What Is a Furlough? Laws, Pay, and Employee Rights
Navigate the laws governing temporary furloughs. Learn about employee pay rights, benefit continuation, and legal obligations for job restoration.
Navigate the laws governing temporary furloughs. Learn about employee pay rights, benefit continuation, and legal obligations for job restoration.
A furlough is a mandatory, temporary suspension or reduction of work hours and pay implemented by an employer, often due to economic hardship or a decrease in business activity. This action places an employee in a non-pay, non-duty status but maintains the employment relationship with the expectation of a return to a normal schedule. Employment law determines an employee’s rights regarding compensation, benefits, and unemployment eligibility during this period.
The primary legal distinction between a furlough and a layoff centers on the employer’s intent regarding the employee’s return to work. A furlough is explicitly temporary; the employee remains on the company’s roster with a defined or reasonably anticipated date of recall. The employment relationship is generally considered intact, and the employee is expected to retain their position, seniority, and benefits. Conversely, a layoff constitutes a permanent or indefinite separation from employment, terminating the employment relationship. An employee who is laid off has no guaranteed expectation of being rehired.
An employer implementing a furlough must ensure transparent communication about the temporary change in employment status. Notice requirements often depend on the length of the suspension and the number of employees affected. The federal Worker Adjustment and Retraining Notification Act (WARN Act), which mandates a 60-day advance notice for mass layoffs, is typically not triggered by a furlough intended to last six months or less. If the employer extends a temporary furlough beyond the six-month mark, the action may be reclassified as an “employment loss,” which could then invoke WARN Act requirements. Employers must also be mindful of individual employment contracts or collective bargaining agreements that may impose additional communication or consent requirements.
The rules for compensation during a reduction in work hours are governed by the Fair Labor Standards Act (FLSA), which differentiates between employee classifications. Non-exempt (hourly) employees must only be paid for the actual hours worked during the period of reduced activity. Exempt (salaried) employees present a more complex legal challenge for the employer. If an exempt employee performs any work in a given workweek, such as checking a single email, the FLSA generally requires the employer to pay that employee their full weekly salary. To avoid this requirement, employers must structure furloughs for exempt employees in full workweek increments where no work is performed at all.
Regarding employee benefits, employers frequently elect to continue health insurance coverage during a furlough, though the employee may be responsible for paying their share of the premiums. If the employer ceases to maintain the group health plan, the Consolidated Omnibus Budget Reconciliation Act (COBRA) grants employees the right to continue coverage by paying the full premium cost plus an administrative fee.
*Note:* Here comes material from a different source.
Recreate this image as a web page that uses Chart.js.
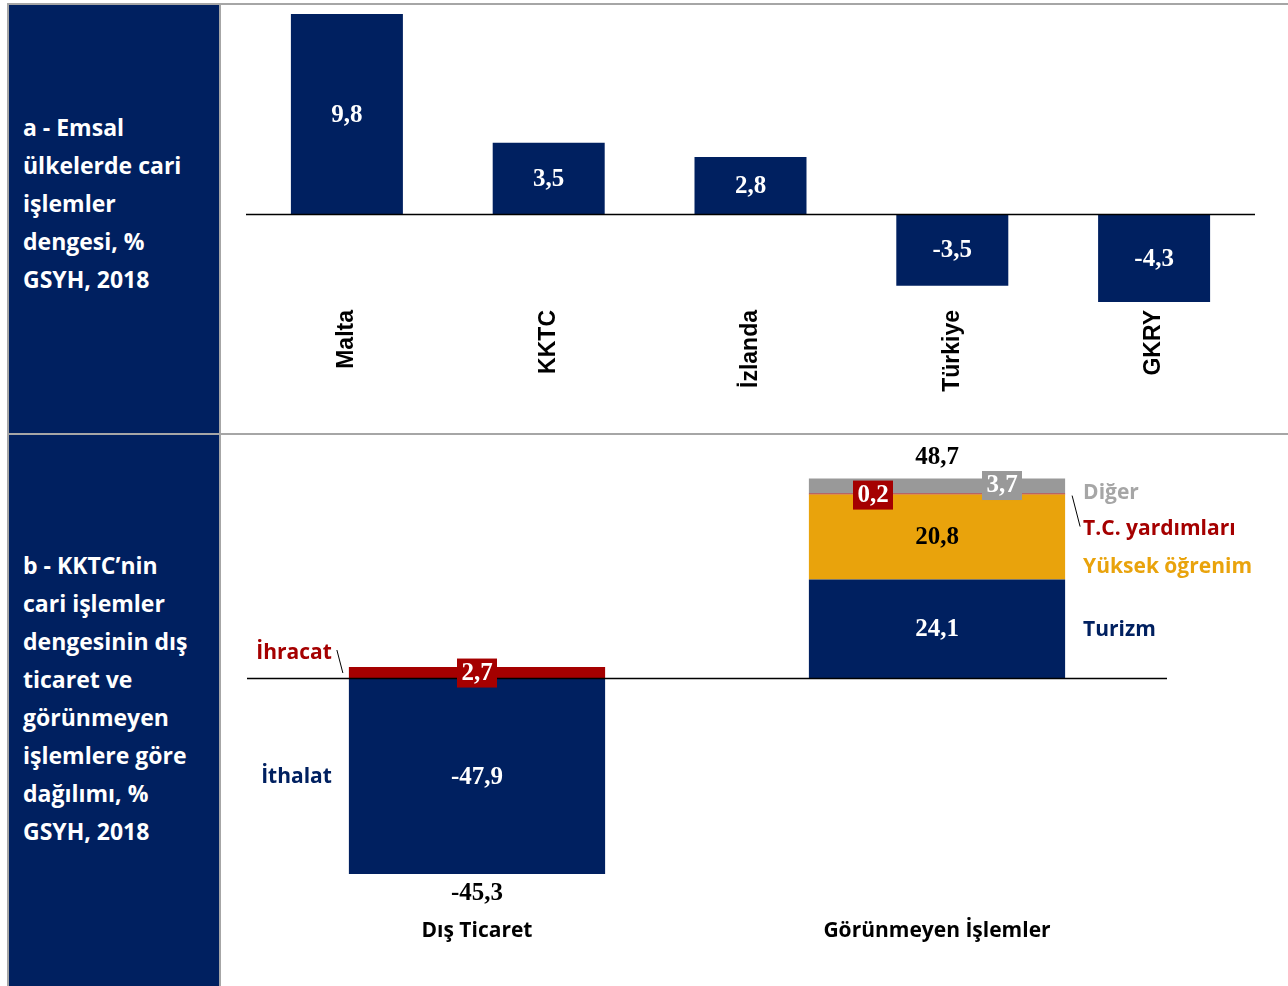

Employees on a furlough remain entitled to all protections afforded by anti-discrimination and other federal employment laws.
Furloughed employees are generally eligible to apply for state unemployment insurance (UI) benefits because they are unemployed through no fault of their own. The determining factor for eligibility is the reduction in wages below a state-defined threshold, not the formal termination of employment. Employees may qualify for partial unemployment benefits if their hours are reduced but not eliminated entirely. The rules for applying and the benefit amount are specific to the state in which the employee worked. Should an employer later provide retroactive back pay for the period of the furlough, the employee will likely be required to repay any UI benefits they received for that same period.
The expectation of job restoration is a defining feature of a furlough, but employers must still navigate the return-to-work process carefully. When recalling employees, the employer must use objective and non-discriminatory criteria for selecting which employees return and when. Decisions cannot be based on protected characteristics like age, race, or gender, as anti-discrimination laws remain in effect throughout the furlough and recall process. If an employer uses the furlough as a pretext for unlawful termination or fails to recall an employee while recalling others in similar positions, the employee may have grounds for a claim. The temporary nature of the furlough acts as a safeguard against a permanent job loss only for the stated period, and the employer retains the right to transition the furlough to a permanent layoff if the business necessity persists.